In Wahrheit geht es um eine völlig neue Vision dessen, was Kirche überhaupt ist. Dies wird im Interview von Kardinal Marx mit America sehr deutlich. So sagt er: „Die Kirche kann der Welt zeigen, dass sie nicht ein Instrument für sich selbst, sondern für die Einheit der Nation und der Welt sein kann.“ Die Kirche dürfe keine narzistische Kirche, keine Kirche der Furcht sein, so Marx.

Verständnis zeigt Kardinal Marx auch für homosexuelle Partnerschaften, für „wilde Ehen“, für wiederverheiratete Geschiedene, für die Forderungen, die Sakramentenlehre zu verändern. Für ihn sei sowieso nicht klar definiert, was die katholische Kirche über Ehe und Familie lehrt.

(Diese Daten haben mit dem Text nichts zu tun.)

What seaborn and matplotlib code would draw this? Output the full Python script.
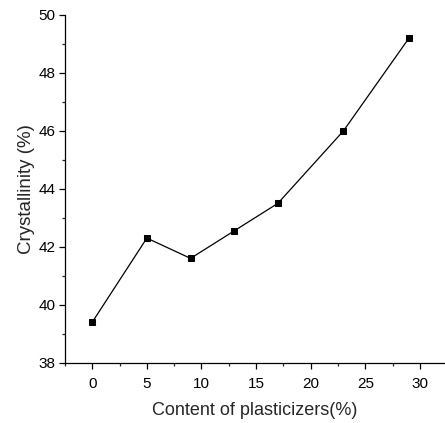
import pandas as pd
import matplotlib.pyplot as plt
import seaborn as sns
from matplotlib.ticker import MultipleLocator

# Dados
plasticizer = [0, 5, 9, 13, 17, 23, 29]
crystallinity = [39.4, 42.3, 41.6, 42.55, 43.5, 46.0, 49.2]

df = pd.DataFrame({"plasticizer": plasticizer, "crystallinity": crystallinity})

sns.set_style("ticks")
plt.rcParams["font.family"] = ["Liberation Sans", "DejaVu Sans"]

fig = plt.figure(figsize=(4.45, 4.23), dpi=100)
ax = fig.add_axes([0.146, 0.1426, 0.854, 0.822])

sns.lineplot(data=df, x="plasticizer", y="crystallinity", ax=ax,
             color="black", linewidth=0.9, marker="s", markersize=5,
             markeredgecolor="black", markerfacecolor="black")

ax.set_xlim(-2.5, 32.3)
ax.set_ylim(38, 50)
ax.xaxis.set_major_locator(MultipleLocator(5))
ax.xaxis.set_minor_locator(MultipleLocator(2.5))
ax.yaxis.set_major_locator(MultipleLocator(2))
ax.yaxis.set_minor_locator(MultipleLocator(1))

ax.tick_params(which="major", direction="out", length=4, width=0.9,
               labelsize=11, pad=3, colors="black")
ax.tick_params(axis="x", which="major", pad=6)
ax.tick_params(which="minor", direction="out", length=2.5, width=0.9)

sns.despine(ax=ax)
for side in ["left", "bottom"]:
    ax.spines[side].set_linewidth(0.9)
    ax.spines[side].set_color("black")

ax.set_xlabel("Content of plasticizers(%)", fontsize=13, labelpad=8)
ax.set_ylabel("Crystallinity (%)", fontsize=13.5, labelpad=2)

fig.savefig("out.png", dpi=100)
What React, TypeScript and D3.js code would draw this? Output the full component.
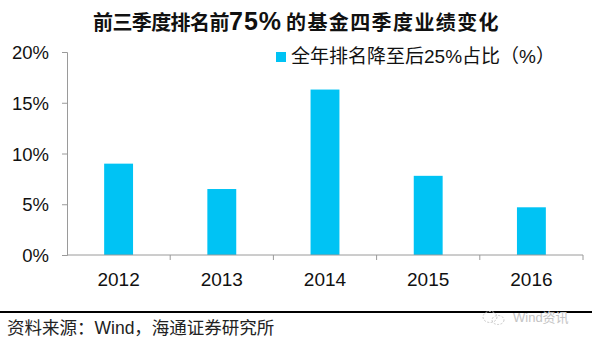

Kardinal Marx tritt ein für eine Entklerikalisierung der Macht an der römischen Kurie. Dementsprechend sollten Laien wichtige Ämter, sogar den Vorsitz von Räten, Kongregationen (also der vatikanischen Ministerien) und sonstigen Verwaltungseinheiten übernehmen.

An diesen Aussagen wird folgendes klar: Die Kirche wird von den liberalen Reformkatholiken nicht primär als Hüterin der Wahrheit aufgefasst, sondern als ein Ort der Begegnung, wo sich alle Menschen, egal wie sie sind, treffen. Damit das überhaupt funktionieren kann, muss sich die Kirche an den Zeitgeist anpassen und möglichst offene Grenzen haben. Die Grenzen zwischen katholisch und nicht-katholisch werden möglichst verwischt – aber nicht so stark, dass das die Kirchensteuereinnahmen gefährden könnte). Um das wiederum zu erreichen, ist eine Schwächung des Priester- und Bischofsamtes nötig.

In einer solchen Kirche kann die Wahrheit beziehungsweise die Treue zum Evangelium nicht im Mittelpunkt stehen. Das wird zwar nicht ausdrücklich gesagt, doch das ist die zwangsläufige Konsequenz. Damit die Wahrheit gegen die ständigen Angriffe gewappnet ist, muss sie hierarchisch auf der Basis des Weihesakramentes aufgebaut sein.

Sollte dieser Prozess lange genug fortdauern, entstünde ein formloses Gewebe von Bistümern und Pfarreien ohne festumrissene Gebietsabgrenzungen. Das Sagen hätten pseudo-demokratische Gremien und charismatische Figuren, die einen Lebensstil vorgeben, der nicht mehr an festdefinierte Glaubenswahrheiten gebunden ist.

Eigentlich sähe dann die Kirche nicht viel anders aus als die utopische poststrukturalistische Gesellschaft der Achtundsechziger-Revolutionäre.------


Dass in Deutschland die katholische Kirche nicht schon längst einen Sonderweg eingeschlagen hat, ist maßgeblich in Deutschland lebenden Gläubigen aus Kroatien, Polen oder Afrika zu verdanken. Ohne diese Katholiken würde vielerorts, vor allem in Großstädten, kaum noch Glaubensleben mehr existieren. Zudem werden sie immer aktiver und mischen sich inzwischen auch in kirchenpolitische Angelegenheiten ein. Der hierzulande noch herrschende Laien- und Rätekatholizismus von Reformkatholiken, der in den entscheidenden Ämtern sitzt und über großzügige finanzielle Mittel verfügt, bekommt allmählich Konkurrenz.

Hoffnung für die Kirche kommt entspringt heute vor allem aus Ländern und Regionen, in denen der Glaube noch nicht so stark verdunstet wie bei uns: Polen, Asien, Afrika. Von dort sowie aus den USA kam bei der Familiensynode im Oktober 2014 der größte Widerstand gegen die Demontage der Ehe- und Sexualmoral.

Aber Hoffnung kommt auch von deutschen Katholiken selbst. Lange Zeit haben sie es zugelassen, dass sich der linksliberale moderne Geist in der Kirche ausbreitet. Doch auch diese Katholiken werden aktiver und organisieren sich.

Wie diese Auseinandersetzung ausgehen wird, ist noch ungewiss. Eines ist sicher: Die katholische Kirche in Deutschland geht turbulenten Zeiten entgegen. „Doch am Ende wird mein Unbeflecktes Herz triumphieren“ hat die Gottesmutter in Fatima versprochen. O Maria, ohne Sünde empfangen, bitte für uns, die wir zu Dir unsere Zuflucht nehmen!